## TASK REQUIREMENTS
Leave out the images; return the rest of the data exactly.

▶

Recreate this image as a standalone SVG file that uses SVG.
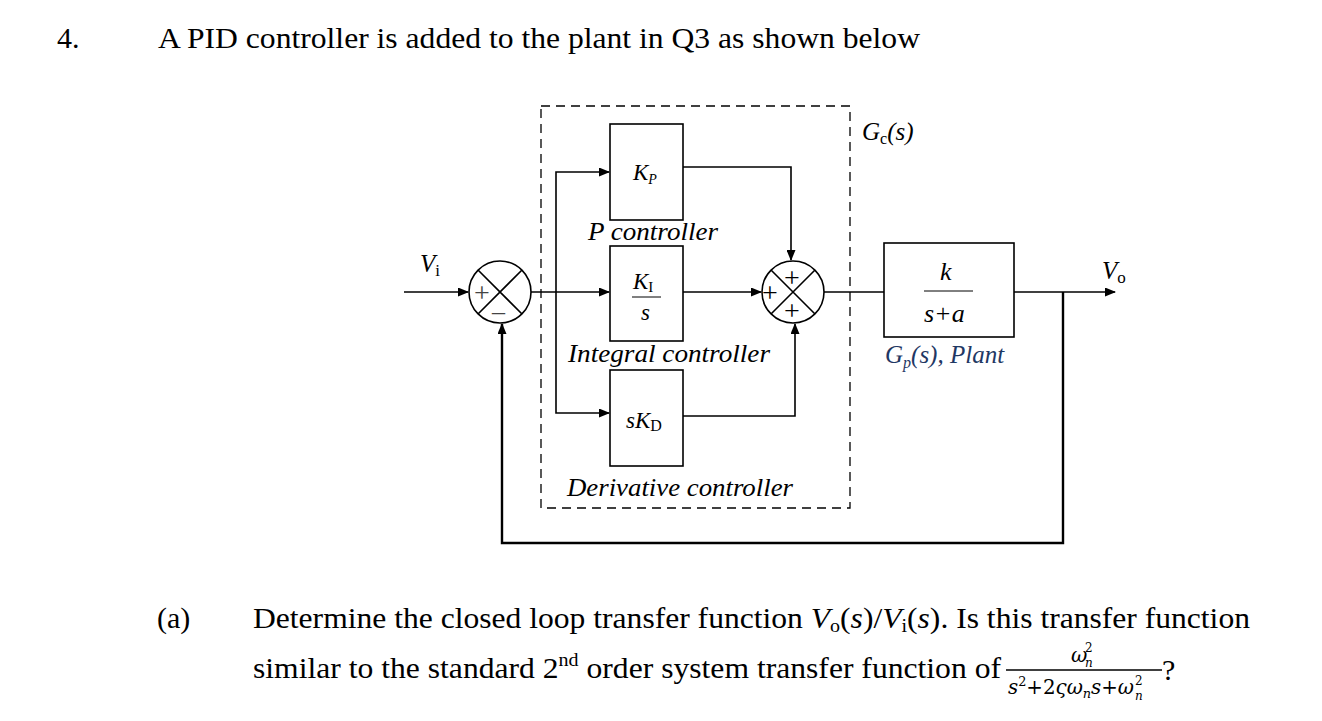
<svg xmlns="http://www.w3.org/2000/svg" width="1322" height="721" viewBox="0 0 1322 721">
<style>
text{font-family:"Liberation Serif",serif;fill:#000}
.i{font-style:italic}
.b{fill:none;stroke:#000;stroke-width:1.6}
.l{fill:none;stroke:#000;stroke-width:1.6}
.f{fill:none;stroke:#000;stroke-width:2.4}
.m{font-family:"DejaVu Serif",serif;font-style:italic}
</style>
<defs><marker id="a" markerWidth="11" markerHeight="9" refX="10" refY="4.5" orient="auto" markerUnits="userSpaceOnUse"><path d="M0,0L11,4.5L0,9z" fill="#000"/></marker></defs>
<rect width="1322" height="721" fill="#fff"/>
<text x="57" y="48" font-size="30">4.</text>
<text x="158" y="48" font-size="30" textLength="762" lengthAdjust="spacingAndGlyphs">A PID controller is added to the plant in Q3 as shown below</text>
<rect x="541" y="106" width="309" height="402" fill="none" stroke="#000" stroke-width="1.3" stroke-dasharray="9,6"/>
<g id="sum1"><circle cx="500" cy="292" r="31" class="b"/><path d="M478,270L522,314M522,270L478,314" class="b"/><text x="474" y="302" font-size="28" style="fill:#444">+</text><text x="492" y="320" font-size="26" style="fill:#444">–</text></g>
<g id="kp"><rect x="610" y="124" width="73" height="96" class="b"/><text x="633" y="180" font-size="23" class="i">K<tspan font-size="14" dy="4">P</tspan></text><text x="588" y="240" font-size="25" class="i" textLength="130" lengthAdjust="spacingAndGlyphs">P controller</text></g>
<g id="ki"><rect x="610" y="246" width="73" height="95" class="b"/><text x="633" y="289" font-size="23" class="i">K<tspan font-size="15" dy="3" font-style="normal">I</tspan></text><line x1="632" y1="297" x2="661" y2="297" stroke="#000"/><text x="641" y="320" font-size="23" class="i">s</text><text x="568" y="362" font-size="25" class="i" textLength="202" lengthAdjust="spacingAndGlyphs">Integral controller</text></g>
<g id="kd"><rect x="610" y="370" width="73" height="96" class="b"/><text x="626" y="428" font-size="23" class="i">sK<tspan font-size="16" dy="3" font-style="normal">D</tspan></text><text x="567" y="496" font-size="25" class="i" textLength="226" lengthAdjust="spacingAndGlyphs">Derivative controller</text></g>
<g id="sum2"><circle cx="793" cy="292" r="31" class="b"/><path d="M771,270L815,314M815,270L771,314" class="b"/><text x="784" y="287" font-size="28">+</text><text x="762" y="302" font-size="28">+</text><text x="784" y="320" font-size="28">+</text></g>
<g id="plant"><rect x="884" y="243" width="130" height="94" class="b"/><text x="940" y="280" font-size="26" class="i">k</text><line x1="924" y1="291" x2="973" y2="291" stroke="#000"/><text x="924" y="322" font-size="26" class="i">s+a</text><text x="885" y="363" font-size="25" class="i" style="fill:#1f3864">G<tspan font-size="16" dy="5">p</tspan><tspan dy="-5">(s), Plant</tspan></text></g>
<text x="862" y="140" font-size="25" class="i">G<tspan font-size="16" dy="4" font-style="normal">c</tspan><tspan dy="-4">(s)</tspan></text>
<text x="420" y="272" font-size="25" class="i">V<tspan font-size="17" dy="4" font-style="normal">i</tspan></text>
<text x="1102" y="279" font-size="25" class="i">V<tspan font-size="17" dy="4" font-style="normal">o</tspan></text>
<g id="connectors">
<path d="M404,292H468" class="l" marker-end="url(#a)"/>
<path d="M531,292H609" class="l" marker-end="url(#a)"/>
<path d="M556,292V172H609" class="l" marker-end="url(#a)"/>
<path d="M556,292V413H609" class="l" marker-end="url(#a)"/>
<path d="M683,292H761" class="l" marker-end="url(#a)"/>
<path d="M683,167H791V260" class="l" marker-end="url(#a)"/>
<path d="M683,416H795V324" class="l" marker-end="url(#a)"/>
<path d="M824,292H884" class="l"/>
<path d="M1014,292H1115" class="l" marker-end="url(#a)"/>
<path d="M1063,292V543H502V324" class="f" marker-end="url(#a)"/>
</g>
<text x="157" y="628" font-size="30">(a)</text>
<text x="253" y="628" font-size="30" textLength="997" lengthAdjust="spacingAndGlyphs">Determine the closed loop transfer function <tspan class="i">V</tspan><tspan font-size="19" dy="4">o</tspan><tspan dy="-4">(</tspan><tspan class="i">s</tspan>)/<tspan class="i">V</tspan><tspan font-size="19" dy="4">i</tspan><tspan dy="-4">(</tspan><tspan class="i">s</tspan>). Is this transfer function</text>
<text x="253" y="678" font-size="30" textLength="748" lengthAdjust="spacingAndGlyphs">similar to the standard 2<tspan font-size="19" dy="-12">nd</tspan><tspan dy="12"> order system transfer function of</tspan></text>
<line x1="1006" y1="670" x2="1162" y2="670" stroke="#000" stroke-width="1.6"/>
<text x="1071" y="662" font-size="20" class="m">ω</text>
<text x="1085" y="652" font-size="12" style="font-family:'DejaVu Serif',serif">2</text>
<text x="1085" y="667" font-size="12" class="m">n</text>
<text x="1008" y="694" font-size="20" class="m" textLength="126" lengthAdjust="spacingAndGlyphs">s<tspan font-size="13" dy="-8" font-style="normal">2</tspan><tspan dy="8" font-style="normal">+2</tspan>ςω<tspan font-size="13" dy="4">n</tspan><tspan dy="-4">s</tspan><tspan font-style="normal">+</tspan>ω</text>
<text x="1135" y="685" font-size="12" style="font-family:'DejaVu Serif',serif">2</text>
<text x="1135" y="700" font-size="12" class="m">n</text>
<text x="1162" y="680" font-size="30">?</text>
</svg>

◀

## SOLUTION
Recreate this image as a standalone SVG file that uses SVG.
<svg xmlns="http://www.w3.org/2000/svg" width="1322" height="721" viewBox="0 0 1322 721">
<style>
text{font-family:"Liberation Serif",serif;fill:#000}
.i{font-style:italic}
.b{fill:none;stroke:#000;stroke-width:1.6}
.l{fill:none;stroke:#000;stroke-width:1.6}
.f{fill:none;stroke:#000;stroke-width:2.4}
.m{font-family:"DejaVu Serif",serif;font-style:italic}
</style>
<defs><marker id="a" markerWidth="11" markerHeight="9" refX="10" refY="4.5" orient="auto" markerUnits="userSpaceOnUse"><path d="M0,0L11,4.5L0,9z" fill="#000"/></marker></defs>
<rect width="1322" height="721" fill="#fff"/>
<text x="57" y="48" font-size="30">4.</text>
<text x="158" y="48" font-size="30" textLength="762" lengthAdjust="spacingAndGlyphs">A PID controller is added to the plant in Q3 as shown below</text>
<rect x="541" y="106" width="309" height="402" fill="none" stroke="#000" stroke-width="1.3" stroke-dasharray="9,6"/>
<g id="sum1"><circle cx="500" cy="292" r="31" class="b"/><path d="M478,270L522,314M522,270L478,314" class="b"/><text x="474" y="302" font-size="28" style="fill:#444">+</text><text x="492" y="320" font-size="26" style="fill:#444">–</text></g>
<g id="kp"><rect x="610" y="124" width="73" height="96" class="b"/><text x="633" y="180" font-size="23" class="i">K<tspan font-size="14" dy="4">P</tspan></text><text x="588" y="240" font-size="25" class="i" textLength="130" lengthAdjust="spacingAndGlyphs">P controller</text></g>
<g id="ki"><rect x="610" y="246" width="73" height="95" class="b"/><text x="633" y="289" font-size="23" class="i">K<tspan font-size="15" dy="3" font-style="normal">I</tspan></text><line x1="632" y1="297" x2="661" y2="297" stroke="#000"/><text x="641" y="320" font-size="23" class="i">s</text><text x="568" y="362" font-size="25" class="i" textLength="202" lengthAdjust="spacingAndGlyphs">Integral controller</text></g>
<g id="kd"><rect x="610" y="370" width="73" height="96" class="b"/><text x="626" y="428" font-size="23" class="i">sK<tspan font-size="16" dy="3" font-style="normal">D</tspan></text><text x="567" y="496" font-size="25" class="i" textLength="226" lengthAdjust="spacingAndGlyphs">Derivative controller</text></g>
<g id="sum2"><circle cx="793" cy="292" r="31" class="b"/><path d="M771,270L815,314M815,270L771,314" class="b"/><text x="784" y="287" font-size="28">+</text><text x="762" y="302" font-size="28">+</text><text x="784" y="320" font-size="28">+</text></g>
<g id="plant"><rect x="884" y="243" width="130" height="94" class="b"/><text x="940" y="280" font-size="26" class="i">k</text><line x1="924" y1="291" x2="973" y2="291" stroke="#000"/><text x="924" y="322" font-size="26" class="i">s+a</text><text x="885" y="363" font-size="25" class="i" style="fill:#1f3864">G<tspan font-size="16" dy="5">p</tspan><tspan dy="-5">(s), Plant</tspan></text></g>
<text x="862" y="140" font-size="25" class="i">G<tspan font-size="16" dy="4" font-style="normal">c</tspan><tspan dy="-4">(s)</tspan></text>
<text x="420" y="272" font-size="25" class="i">V<tspan font-size="17" dy="4" font-style="normal">i</tspan></text>
<text x="1102" y="279" font-size="25" class="i">V<tspan font-size="17" dy="4" font-style="normal">o</tspan></text>
<g id="connectors">
<path d="M404,292H468" class="l" marker-end="url(#a)"/>
<path d="M531,292H609" class="l" marker-end="url(#a)"/>
<path d="M556,292V172H609" class="l" marker-end="url(#a)"/>
<path d="M556,292V413H609" class="l" marker-end="url(#a)"/>
<path d="M683,292H761" class="l" marker-end="url(#a)"/>
<path d="M683,167H791V260" class="l" marker-end="url(#a)"/>
<path d="M683,416H795V324" class="l" marker-end="url(#a)"/>
<path d="M824,292H884" class="l"/>
<path d="M1014,292H1115" class="l" marker-end="url(#a)"/>
<path d="M1063,292V543H502V324" class="f" marker-end="url(#a)"/>
</g>
<text x="157" y="628" font-size="30">(a)</text>
<text x="253" y="628" font-size="30" textLength="997" lengthAdjust="spacingAndGlyphs">Determine the closed loop transfer function <tspan class="i">V</tspan><tspan font-size="19" dy="4">o</tspan><tspan dy="-4">(</tspan><tspan class="i">s</tspan>)/<tspan class="i">V</tspan><tspan font-size="19" dy="4">i</tspan><tspan dy="-4">(</tspan><tspan class="i">s</tspan>). Is this transfer function</text>
<text x="253" y="678" font-size="30" textLength="748" lengthAdjust="spacingAndGlyphs">similar to the standard 2<tspan font-size="19" dy="-12">nd</tspan><tspan dy="12"> order system transfer function of</tspan></text>
<line x1="1006" y1="670" x2="1162" y2="670" stroke="#000" stroke-width="1.6"/>
<text x="1071" y="662" font-size="20" class="m">ω</text>
<text x="1085" y="652" font-size="12" style="font-family:'DejaVu Serif',serif">2</text>
<text x="1085" y="667" font-size="12" class="m">n</text>
<text x="1008" y="694" font-size="20" class="m" textLength="126" lengthAdjust="spacingAndGlyphs">s<tspan font-size="13" dy="-8" font-style="normal">2</tspan><tspan dy="8" font-style="normal">+2</tspan>ςω<tspan font-size="13" dy="4">n</tspan><tspan dy="-4">s</tspan><tspan font-style="normal">+</tspan>ω</text>
<text x="1135" y="685" font-size="12" style="font-family:'DejaVu Serif',serif">2</text>
<text x="1135" y="700" font-size="12" class="m">n</text>
<text x="1162" y="680" font-size="30">?</text>
</svg>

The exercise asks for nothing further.